(...) O português apresenta o conceito de níveis de língua, que são variedades da língua e dependem, assim, do nível cultural, do meio social, ou da situação em que se encontra o emissor e o receptor, assim como dos estados de evolução da língua. Os médicos sabem ou devem saber isso. (...)
Depois de várias horas à espera no banco de urgência de um hospital de Luanda, finalmente, a mãe, uma funcionária pública, pôde novamente ser atendida pelo doutor Praxedes. Apresentou as queixas do menino e aguardou pelos resultados das análises. «Minha senhora, nesta faixa etária, é imperioso que os progenitores quadrupliquem a atenção para com os petizes. Devido a comportamentos peculiares da puerícia, o menino apresenta sinais claros de flatulência e…» A mãe, preocupada com o resultado que ouvia, começou a transpirar por todos os lados e cantos. O coração quase lhe saía pela boca. Os lábios ficaram secos. E, depois, desmaiou. Como já estava mesmo no consultório, teve os primeiros socorros e tudo, aparentemente, voltou à normalidade.
«Desculpa, doutor, o meu filho vai ficar bem?», questiona a mãe.
«Não é objecto de quaisquer apoquentações, minha senhora. É tão-somente uma indisposição que terá sido provocada pela ingestão indevida de alimentos putrefactos ou gaseificadores», disse o médico.
«Aiué, monami*. Mas doutor, o meu filho tem o quê, então?», assusta-se a mãe.
«Para além da flatulência, observo que também tem sinais de gastrenterocolite. Mas garanto-lhe, minha senhora, que não terá imbróglio se a toma das drogas ocorrer conforme o estabelecido no prospecto e se a dieta for melhorada.»

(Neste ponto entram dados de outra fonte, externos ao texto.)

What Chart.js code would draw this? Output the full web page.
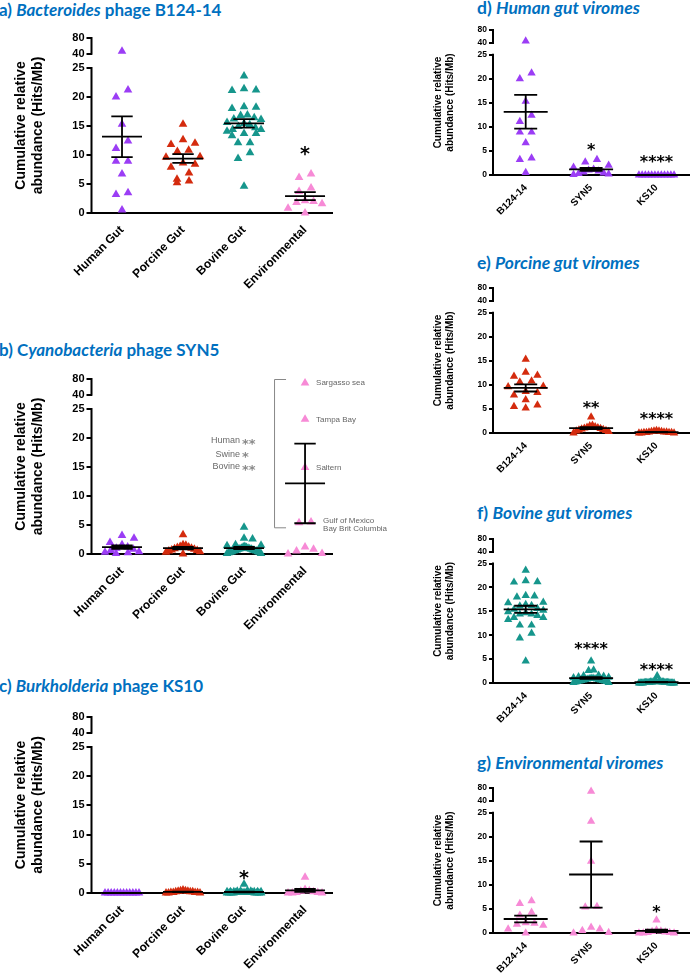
<!DOCTYPE html>
<html lang="en">
<head>
<meta charset="UTF-8">
<title>Phage signature abundance</title>
<script src="https://cdn.jsdelivr.net/npm/chart.js@4.4.1/dist/chart.umd.min.js"></script>
<style>
  body { margin: 0; width: 694px; height: 978px; position: relative; overflow: hidden; background: #fff; }
  canvas { position: absolute; }
  .ttl { position: absolute; font-family: Lato, "Open Sans", sans-serif; font-weight: bold; font-size: 17px; line-height: 17px; color: #0070c0; white-space: nowrap; }
  .rt { font-size: 17.5px; }
</style>
</head>
<body>
<div class="ttl" style="left:-1px;top:1px">a) <i>Bacteroides</i> phage B124-14</div>
<div class="ttl" style="left:-1px;top:341px">b) C<i>yanobacteria</i> phage SYN5</div>
<div class="ttl" style="left:-1px;top:677px">c) <i>Burkholderia</i> phage KS10</div>
<div class="ttl rt" style="left:477px;top:-1px">d) <i>Human gut viromes</i></div>
<div class="ttl rt" style="left:477px;top:254px">e) <i>Porcine gut viromes</i></div>
<div class="ttl rt" style="left:477px;top:504px">f) <i>Bovine gut viromes</i></div>
<div class="ttl rt" style="left:477px;top:754px">g) <i>Environmental viromes</i></div>

<canvas id="pa"></canvas>
<canvas id="pb"></canvas>
<canvas id="pc"></canvas>
<canvas id="pd"></canvas>
<canvas id="pe"></canvas>
<canvas id="pf"></canvas>
<canvas id="pg"></canvas>

<script>
// categories
const sourceLabels = ['Human Gut', 'Porcine Gut', 'Bovine Gut', 'Environmental'];
const sourceLabelsB = ['Human Gut', 'Procine Gut', 'Bovine Gut', 'Environmental'];
const phageLabels = ['B124-14', 'SYN5', 'KS10'];
const sourceColors = ['#9b3df5', '#d42b0e', '#16968c', '#f78ad6'];

// cumulative relative abundance (hits/Mb), one value per virome
const humanB124 = [46, 21.2, 20.0, 15.3, 12.4, 11.1, 8.9, 8.9, 6.7, 3.5, 3.2, 0.5];
const porcineB124 = [15.3, 12.6, 11.8, 12.0, 10.8, 10.6, 9.7, 9.6, 8.4, 7.9, 8.6, 5.8, 5.2, 5.5, 6.9];
const bovineB124 = [23.6, 21.2, 21.1, 21.4, 18.3, 18.0, 18.2, 16.4, 16.1, 16.9, 16.8, 16.2, 15.6, 15.4,
  15.2, 14.9, 14.1, 14.4, 14.4, 14.7, 13.7, 13.3, 13.7, 12.1, 12.1, 10.4, 9.4, 4.6];
const envB124 = [6.7, 6.1, 4.3, 3.7, 2.1, 2.0, 1.8, 1.6, 0.8, 0.0];

const humanSYN5 = [3.2, 2.7, 2.0, 1.6, 1.2, 1.0, 0.8, 0.6, 0.4, 0.3, 0.2, 0.1];
const porcineSYN5 = [3.3, 1.6, 1.5, 1.3, 1.2, 1.1, 1.0, 0.9, 0.8, 0.7, 0.6, 0.5, 0.4, 0.3, 0.0];
const bovineSYN5 = [4.6, 2.7, 2.6, 1.6, 1.5, 1.4, 1.3, 1.2, 1.1, 1.0, 1.0, 0.9, 0.9, 0.8, 0.8, 0.7,
  0.7, 0.6, 0.6, 0.5, 0.5, 0.4, 0.4, 0.3, 0.3, 0.2, 0.1, 0.1];
const envSYN5 = [70, 23.2, 14.9, 5.5, 5.4, 1.2, 0.5, 0.0, 0.1, 0.8];
const envSites = ['Sargasso sea', 'Tampa Bay', 'Saltern', 'Gulf of Mexico', 'Bay Brit Columbia'];

const humanKS10 = [0, 0, 0, 0, 0, 0, 0, 0, 0, 0, 0, 0];
const porcineKS10 = [0.5, 0.4, 0.4, 0.3, 0.3, 0.2, 0.2, 0.2, 0.1, 0.1, 0.1, 0.1, 0.0, 0.0, 0.0];
const bovineKS10 = [1.5, 0.4, 0.3, 0.3, 0.3, 0.2, 0.2, 0.2, 0.2, 0.2, 0.2, 0.1, 0.1, 0.1, 0.1, 0.1,
  0.1, 0.1, 0.1, 0.1, 0.0, 0.0, 0.0, 0.0, 0.0, 0.0, 0.0, 0.0];
const envKS10 = [2.7, 0.6, 0.4, 0.3, 0.2, 0.1, 0.1, 0.0, 0.0, 0.0];

// broken y axis: 0-25 linear, then 40-80 squeezed on top
const yTicks = [0, 5, 10, 15, 20, 25, 40, 80];
const GAP = 2.45, SEG = 2.7, YMAX = 25 + GAP + SEG;
function yPos(v) { return v <= 25 ? v : 25 + GAP + (v - 40) / 40 * SEG; }

const FONT = '"Liberation Sans", Arial, sans-serif';
const STAR_FONT = '"DejaVu Sans", sans-serif';
const PAD_TOP = 10;

const L = { w: 410, axisW: 91.5, padR: 77.5, xmax: 4.45, bottom: 85, tickFont: 11, xFont: 12, xPad: 10,
  titleFont: 14, titlePad: 13.2, tickLen: 5, r: 5, meanW: 20, capW: 10.7, starFont: 19, maxHalf: 17 };
const R = { w: 284, axisW: 83, padR: 0, xmax: 3.5, bottom: 58, tickFont: 8.5, xFont: 10, xPad: 7,
  titleFont: 10, titlePad: 22.5, tickLen: 4, r: 4.8, meanW: 22, capW: 11.5, starFont: 16, maxHalf: 18 };

const purple = sourceColors[0], red = sourceColors[1], teal = sourceColors[2], pink = sourceColors[3];

const panels = [
  { id: 'pa', x: 0, top: 38, zero: 213.3, s: L, cats: sourceLabels,
    groups: [humanB124, porcineB124, bovineB124, envB124], colors: sourceColors, stars: [[4, '*', 10.9]] },
  { id: 'pb', x: 0, top: 379, zero: 554, s: L, cats: sourceLabelsB,
    groups: [humanSYN5, porcineSYN5, bovineSYN5, envSYN5], colors: sourceColors, stars: [], notes: true },
  { id: 'pc', x: 0, top: 717.3, zero: 893.3, s: L, cats: sourceLabels,
    groups: [humanKS10, porcineKS10, bovineKS10, envKS10], colors: sourceColors, stars: [[3, '*', 3.3]] },
  { id: 'pd', x: 410, top: 30, zero: 175, s: R, cats: phageLabels,
    groups: [humanB124, humanSYN5, humanKS10], colors: [purple, purple, purple], stars: [[2, '*', 6.1], [3, '****', 3.6]] },
  { id: 'pe', x: 410, top: 287.7, zero: 432.7, s: R, cats: phageLabels,
    groups: [porcineB124, porcineSYN5, porcineKS10], colors: [red, red, red], stars: [[2, '**', 6.1], [3, '****', 3.7]] },
  { id: 'pf', x: 410, top: 539.3, zero: 683.3, s: R, cats: phageLabels,
    groups: [bovineB124, bovineSYN5, bovineKS10], colors: [teal, teal, teal], stars: [[2, '****', 8.0], [3, '****', 3.6]] },
  { id: 'pg', x: 410, top: 787.7, zero: 932.7, s: R, cats: phageLabels,
    groups: [envB124, envSYN5, envKS10], colors: [pink, pink, pink], stars: [[3, '*', 5.1]] }
];

function stats(vals) {
  const n = vals.length;
  const m = vals.reduce((a, b) => a + b, 0) / n;
  const sd = Math.sqrt(vals.reduce((a, b) => a + (b - m) * (b - m), 0) / (n - 1));
  return { mean: m, sem: sd / Math.sqrt(n) };
}

// column scatter: points closer than a triangle height share a row and are spread sideways
function swarm(vals, pxX, pxY, maxHalf) {
  const idx = vals.map((v, i) => i).sort((a, b) => vals[b] - vals[a]);
  const off = new Array(vals.length).fill(0);
  let row = [];
  const flush = () => {
    const n = row.length;
    const step = n > 1 ? Math.min(12, 2 * maxHalf / (n - 1)) : 0;
    const slots = row.map((_, j) => j - (n - 1) / 2).sort((a, b) => Math.abs(a) - Math.abs(b) || b - a);
    row.forEach((i, j) => { off[i] = slots[j] * step / pxX; });
    row = [];
  };
  idx.forEach(i => {
    if (row.length && (yPos(vals[row[0]]) - yPos(vals[i])) * pxY > 8) flush();
    row.push(i);
  });
  flush();
  return off;
}

function decor(p) {
  const s = p.s;
  return {
    id: 'decor',
    beforeDatasetsDraw(chart) {
      const ctx = chart.ctx, ys = chart.scales.y, x0 = chart.chartArea.left;
      ctx.save();
      ctx.strokeStyle = '#000';
      ctx.lineWidth = 2;
      ctx.beginPath();
      ctx.moveTo(x0, ys.getPixelForValue(0) + 1);
      ctx.lineTo(x0, ys.getPixelForValue(25) - 1);
      ctx.moveTo(x0, ys.getPixelForValue(yPos(40)) + 1);
      ctx.lineTo(x0, ys.getPixelForValue(yPos(80)) - 1);
      ctx.stroke();
      ctx.restore();
    },
    afterDatasetsDraw(chart) {
      const ctx = chart.ctx, xs = chart.scales.x, ys = chart.scales.y;
      ctx.save();
      ctx.strokeStyle = '#000';
      ctx.lineWidth = 1.8;
      p.groups.forEach((vals, g) => {
        const st = stats(vals);
        const cx = xs.getPixelForValue(g + 1);
        const my = ys.getPixelForValue(yPos(st.mean));
        const hi = ys.getPixelForValue(yPos(st.mean + st.sem));
        const lo = ys.getPixelForValue(yPos(Math.max(0, st.mean - st.sem)));
        ctx.beginPath();
        ctx.moveTo(cx - s.meanW, my); ctx.lineTo(cx + s.meanW, my);
        ctx.moveTo(cx - s.capW, hi); ctx.lineTo(cx + s.capW, hi);
        ctx.moveTo(cx - s.capW, lo); ctx.lineTo(cx + s.capW, lo);
        ctx.moveTo(cx, hi); ctx.lineTo(cx, lo);
        ctx.stroke();
      });
      // significance stars
      ctx.fillStyle = '#000';
      ctx.textAlign = 'center';
      ctx.textBaseline = 'alphabetic';
      ctx.font = 'bold ' + s.starFont + 'px ' + STAR_FONT;
      p.stars.forEach(([g, t, v]) => {
        ctx.fillText(t, xs.getPixelForValue(g), ys.getPixelForValue(v) + 0.56 * s.starFont);
      });
      if (p.notes) {
        const cx = xs.getPixelForValue(4);
        // site names beside the environmental SYN5 points
        ctx.fillStyle = '#666';
        ctx.font = '8px ' + FONT;
        ctx.textAlign = 'left';
        ctx.textBaseline = 'middle';
        envSites.forEach((name, i) => {
          const py = ys.getPixelForValue(yPos(envSYN5[i]));
          if (i < 3) ctx.fillText(name, cx + 11, py);
          else ctx.fillText(name, cx + 18, py + (i === 3 ? -1.5 : 6.5));
        });
        // bracket
        ctx.strokeStyle = '#888';
        ctx.lineWidth = 1;
        const bx = cx - 31, bt = ys.getPixelForValue(YMAX), bb = ys.getPixelForValue(4.6);
        ctx.beginPath();
        ctx.moveTo(bx + 12, bt + 0.5); ctx.lineTo(bx + 0.5, bt + 0.5); ctx.lineTo(bx + 0.5, bb + 0.5); ctx.lineTo(bx + 12, bb + 0.5);
        ctx.stroke();
        // comparison with the gut groups
        const comps = [['Human', '**', 19.5], ['Swine', '*', 17.2], ['Bovine', '**', 15.0]];
        comps.forEach(([who, sig, v]) => {
          const py = ys.getPixelForValue(v);
          ctx.fillStyle = '#6a6a6a';
          ctx.font = '9px ' + FONT;
          ctx.textAlign = 'right';
          ctx.textBaseline = 'middle';
          ctx.fillText(who, cx - 65, py);
          ctx.fillStyle = '#8a8a8a';
          ctx.font = 'bold 13px ' + STAR_FONT;
          ctx.textAlign = 'left';
          ctx.textBaseline = 'alphabetic';
          ctx.fillText(sig, cx - 63, py + 0.56 * 13);
        });
      }
      ctx.restore();
    }
  };
}

function makePanel(p) {
  const s = p.s;
  const cv = document.getElementById(p.id);
  const H = Math.round((p.zero - p.top) + PAD_TOP + s.bottom);
  cv.width = s.w;
  cv.height = H;
  cv.style.left = p.x + 'px';
  cv.style.top = (p.top - PAD_TOP) + 'px';
  const pxY = (p.zero - p.top) / YMAX;
  const pxX = (s.w - s.padR - s.axisW) / (s.xmax - 0.5);
  const datasets = p.groups.map((vals, g) => {
    const off = swarm(vals, pxX, pxY, s.maxHalf);
    return {
      data: vals.map((v, i) => ({ x: g + 1 + off[i], y: yPos(v) })),
      backgroundColor: p.colors[g],
      borderWidth: 0,
      pointStyle: 'triangle',
      pointRadius: s.r,
      clip: false
    };
  });
  new Chart(cv, {
    type: 'scatter',
    data: { datasets },
    options: {
      responsive: false,
      animation: false,
      events: [],
      layout: { padding: { top: PAD_TOP, right: s.padR, bottom: 0, left: 0 } },
      plugins: { legend: { display: false }, tooltip: { enabled: false } },
      scales: {
        x: {
          type: 'linear', min: 0.5, max: s.xmax,
          afterBuildTicks: sc => { sc.ticks = p.cats.map((c, i) => ({ value: i + 1 })); },
          afterFit: sc => { sc.height = s.bottom; },
          grid: { display: false, drawTicks: false },
          border: { display: true, color: '#000', width: 2 },
          ticks: {
            autoSkip: false, minRotation: 45, maxRotation: 45, padding: s.xPad, color: '#000',
            font: { family: FONT, size: s.xFont, weight: 'bold' },
            callback: v => p.cats[Math.round(v) - 1]
          }
        },
        y: {
          min: 0, max: YMAX,
          afterBuildTicks: sc => { sc.ticks = yTicks.map(v => ({ value: yPos(v) })); },
          afterFit: sc => { sc.width = s.axisW; },
          grid: { display: true, drawOnChartArea: false, drawTicks: true, tickLength: s.tickLen, color: '#000', lineWidth: 2 },
          border: { display: false },
          ticks: {
            padding: 2, color: '#000',
            font: { family: FONT, size: s.tickFont, weight: 'bold' },
            callback: (v, i) => String(yTicks[i])
          },
          title: {
            display: true, color: '#000',
            text: ['Cumulative relative', 'abundance (Hits/Mb)'],
            font: { family: FONT, size: s.titleFont, weight: 'bold', lineHeight: 1.18 },
            padding: { top: s.titlePad, bottom: 0 }
          }
        }
      }
    },
    plugins: [decor(p)]
  });
}

panels.forEach(makePanel);
</script>
</body>
</html>
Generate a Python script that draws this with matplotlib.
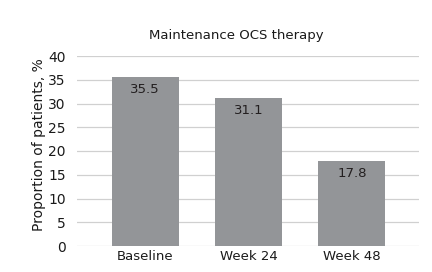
import numpy as np
import matplotlib.pyplot as plt

categories = ["Baseline", "Week 24", "Week 48"]
values = [35.5, 31.1, 17.8]
yticks = [0, 5, 10, 15, 20, 25, 30, 35, 40]

plt.rcParams['font.family'] = ['DejaVu Sans']

fig = plt.figure(figsize=(4.32, 2.72), dpi=100)
ax = fig.add_axes([77/432, 1-246/272, 342/432, 190/272])

x = np.arange(len(categories))
ax.bar(x, values, width=0.65, color="#939598", zorder=2)
for xi, v in zip(x, values):
    ax.text(xi, v - 1.2, f"{v:.1f}", ha="center", va="top", fontsize=9.5, color="#231f20")

ax.set_xlim(-0.66, 2.65)
ax.set_ylim(0, 40)
ax.set_yticks(yticks)
ax.set_xticks(x)
ax.set_xticklabels(categories, fontsize=9.5, color="#1a1a1a")
ax.tick_params(axis="y", labelsize=10, length=0, pad=8, colors="#1a1a1a")
ax.tick_params(axis="x", length=0, pad=3)
ax.grid(axis="y", color="#d0d0d0", linewidth=0.9, zorder=0)
for s in ax.spines.values():
    s.set_visible(False)

ax.set_ylabel("Proportion of patients, %", fontsize=10, color="#1a1a1a")
ax.yaxis.set_label_coords(-0.09, 0.535)
fig.text(0.5 + 20/432, 1-36/272, "Maintenance OCS therapy", ha="center", va="center", fontsize=9.5, color="#1a1a1a")

fig.savefig("out.png", dpi=100)
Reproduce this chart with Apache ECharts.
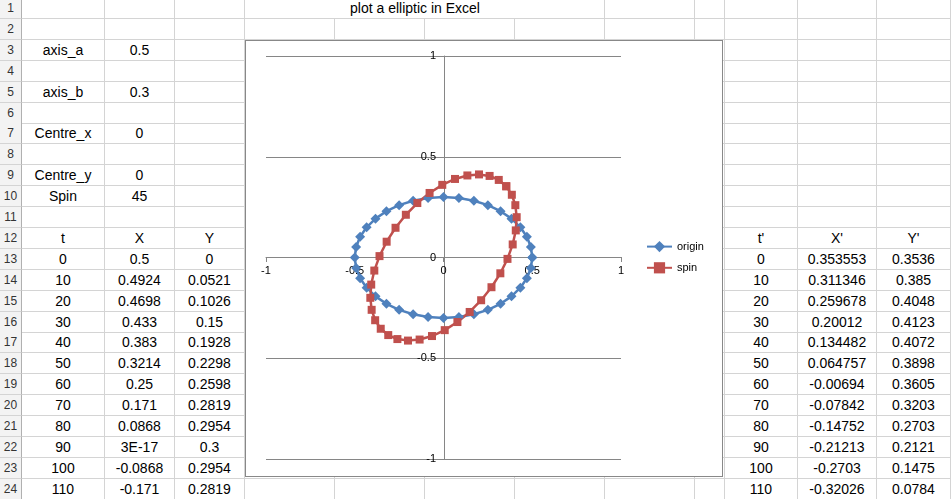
<!DOCTYPE html>
<html><head><meta charset="utf-8">
<script src="https://cdn.jsdelivr.net/npm/echarts@6/dist/echarts.min.js"></script>
<style>
body{margin:0;width:951px;height:499px;overflow:hidden;background:#fff;font-family:"Liberation Sans",Arial,sans-serif;position:relative}
.c{position:absolute;font-size:14px;text-align:center;line-height:21px;height:21px;white-space:nowrap;box-sizing:border-box;border-right:1px solid #d4d4d4;border-bottom:1px solid #d4d4d4}
.h{background:#f3f3f3;color:#333;font-size:12px;border-right:1px solid #b0b0b0}
#chart{position:absolute;left:245px;top:40px;width:478px;height:437px;border:1px solid #888;box-sizing:border-box;background:#fff}
</style></head>
<body>
<div id="sheet"></div>
<div id="chart"></div>
<script>
// 原始椭圆 t = 0..360
var originX = [0.5,0.4924,0.4698,0.433,0.383,0.3214,0.25,0.171,0.0868,0,-0.0868,-0.171,-0.25,-0.3214,-0.383,-0.433,-0.4698,-0.4924,-0.5,-0.4924,-0.4698,-0.433,-0.383,-0.3214,-0.25,-0.171,-0.0868,0,0.0868,0.171,0.25,0.3214,0.383,0.433,0.4698,0.4924,0.5];
var originY = [0,0.0521,0.1026,0.15,0.1928,0.2298,0.2598,0.2819,0.2954,0.3,0.2954,0.2819,0.2598,0.2298,0.1928,0.15,0.1026,0.0521,0,-0.0521,-0.1026,-0.15,-0.1928,-0.2298,-0.2598,-0.2819,-0.2954,-0.3,-0.2954,-0.2819,-0.2598,-0.2298,-0.1928,-0.15,-0.1026,-0.0521,0];
// 旋转45度
var spinX = [0.3536,0.3113,0.2597,0.2001,0.1345,0.0648,-0.0069,-0.0784,-0.1475,-0.2121,-0.2703,-0.3203,-0.3605,-0.3898,-0.4072,-0.4123,-0.4048,-0.385,-0.3536,-0.3113,-0.2597,-0.2001,-0.1345,-0.0648,0.0069,0.0784,0.1475,0.2121,0.2703,0.3203,0.3605,0.3898,0.4072,0.4123,0.4048,0.385,0.3536];
var spinY = [0.3536,0.385,0.4048,0.4123,0.4072,0.3898,0.3605,0.3203,0.2703,0.2121,0.1475,0.0784,0.0069,-0.0648,-0.1345,-0.2001,-0.2597,-0.3113,-0.3536,-0.385,-0.4048,-0.4123,-0.4072,-0.3898,-0.3605,-0.3203,-0.2703,-0.2121,-0.1475,-0.0784,-0.0069,0.0648,0.1345,0.2001,0.2597,0.3113,0.3536];
var axisTicks = [-1,-0.5,0,0.5,1];

// 表格内容
var colEdges = [0,22,105,175,245,335,425,515,605,695,725,798,877,951];
var rowH = 20.9, rowTop = -2;
var cells = {
  1:{5:'plot a elliptic in Excel'},
  3:{1:'axis_a',2:'0.5'},5:{1:'axis_b',2:'0.3'},7:{1:'Centre_x',2:'0'},9:{1:'Centre_y',2:'0'},10:{1:'Spin',2:'45'},
  12:{1:'t',2:'X',3:'Y',10:"t'",11:"X'",12:"Y'"},
  13:{1:'0',2:'0.5',3:'0',10:'0',11:'0.353553',12:'0.3536'},
  14:{1:'10',2:'0.4924',3:'0.0521',10:'10',11:'0.311346',12:'0.385'},
  15:{1:'20',2:'0.4698',3:'0.1026',10:'20',11:'0.259678',12:'0.4048'},
  16:{1:'30',2:'0.433',3:'0.15',10:'30',11:'0.20012',12:'0.4123'},
  17:{1:'40',2:'0.383',3:'0.1928',10:'40',11:'0.134482',12:'0.4072'},
  18:{1:'50',2:'0.3214',3:'0.2298',10:'50',11:'0.064757',12:'0.3898'},
  19:{1:'60',2:'0.25',3:'0.2598',10:'60',11:'-0.00694',12:'0.3605'},
  20:{1:'70',2:'0.171',3:'0.2819',10:'70',11:'-0.07842',12:'0.3203'},
  21:{1:'80',2:'0.0868',3:'0.2954',10:'80',11:'-0.14752',12:'0.2703'},
  22:{1:'90',2:'3E-17',3:'0.3',10:'90',11:'-0.21213',12:'0.2121'},
  23:{1:'100',2:'-0.0868',3:'0.2954',10:'100',11:'-0.2703',12:'0.1475'},
  24:{1:'110',2:'-0.171',3:'0.2819',10:'110',11:'-0.32026',12:'0.0784'}
};
var html = '';
for (var r = 1; r <= 24; r++) {
  var rowY = rowTop + (r - 1) * rowH;
  html += '<div class="c h" style="left:0;top:'+rowY+'px;width:22px">'+r+'</div>';
  for (var c = 1; c < colEdges.length - 1; c++) {
    var txt = (cells[r] && cells[r][c]) || '';
    var l = colEdges[c], w = colEdges[c+1] - colEdges[c];
    var st = 'left:'+l+'px;top:'+rowY+'px;width:'+w+'px;';
    if (r === 1 && c === 5) { st = 'left:245px;top:'+rowY+'px;width:340px;overflow:visible;border-right:none;background:#fff;z-index:1;'; }
    html += '<div class="c" style="'+st+'">'+txt+'</div>';
  }
}
document.getElementById('sheet').innerHTML = html;

var myChart = echarts.init(document.getElementById('chart'));
function pairs(xs, ys) { return xs.map(function (x, i) { return [x, ys[i]]; }); }
var axisCommon = {
  type: 'value', min: axisTicks[0], max: axisTicks[axisTicks.length-1], interval: 0.5,
  axisLine: { onZero: false, lineStyle: { color: '#868686' } },
  axisTick: { show: true, inside: false, length: 5, lineStyle: { color: '#868686' } },
  axisLabel: { color: '#000', fontSize: 11 }
};
var option = {
  animation: false,
  grid: { left: 20, right: 101, top: 15, bottom: 17 },
  legend: {
    orient: 'vertical', left: 395, top: 195, itemGap: 10,
    textStyle: { fontSize: 11, color: '#000' },
    data: ['origin', 'spin']
  },
  xAxis: Object.assign({}, axisCommon, { offset: -202, splitLine: { show: false } }),
  yAxis: Object.assign({}, axisCommon, { offset: -178, splitLine: { show: true, lineStyle: { color: '#868686' } } }),
  series: [
    { name: 'origin', type: 'line', data: pairs(originX, originY), symbol: 'diamond', symbolSize: 10,
      lineStyle: { width: 2.5, color: '#4F81BD' }, itemStyle: { color: '#4F81BD' } },
    { name: 'spin', type: 'line', data: pairs(spinX, spinY), symbol: 'rect', symbolSize: 8,
      lineStyle: { width: 2.5, color: '#C0504D' }, itemStyle: { color: '#C0504D' } }
  ]
};
myChart.setOption(option);
window.onresize = myChart.resize;
</script>
</body></html>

Eis que a senhora, mais uma vez, se põe aos gritos no consultório. O medo de perder o filho era visível. Com razão. Ante aquelas doenças todas que o doutor Praxedes apresentava, não era para menos. Já no fim da consulta, o médico alertou:
«Se o menino é alérgico, alguns fármacos poderão causar pruridos e…»
Ainda bem que o português apresenta o conceito de níveis de língua, que são variedades da língua e dependem, assim, do nível cultural, do meio social, ou da situação em que se encontra o emissor e o receptor, assim como dos estados de evolução da língua. Os médicos sabem ou devem saber isso. Não podem usar a [linguagem] técnica e científica. Nem a cuidada. O ideal é recorrer ao registo corrente, médio ou normal. Só assim, acredito, é que pode haver comunicação. De outro modo, vamos ficar assustados, quando o que o médico nos quer dizer é que o menino tem gases porque terá comido alimento estragado, ou ingerido bebidas com demasiado gás. E ainda que, se o menino é alérgico, alguns remédios podem causar-lhe comichão.
Crónica publicada no semanário angolano Nova Gazeta, do dia 7 de março de 2019.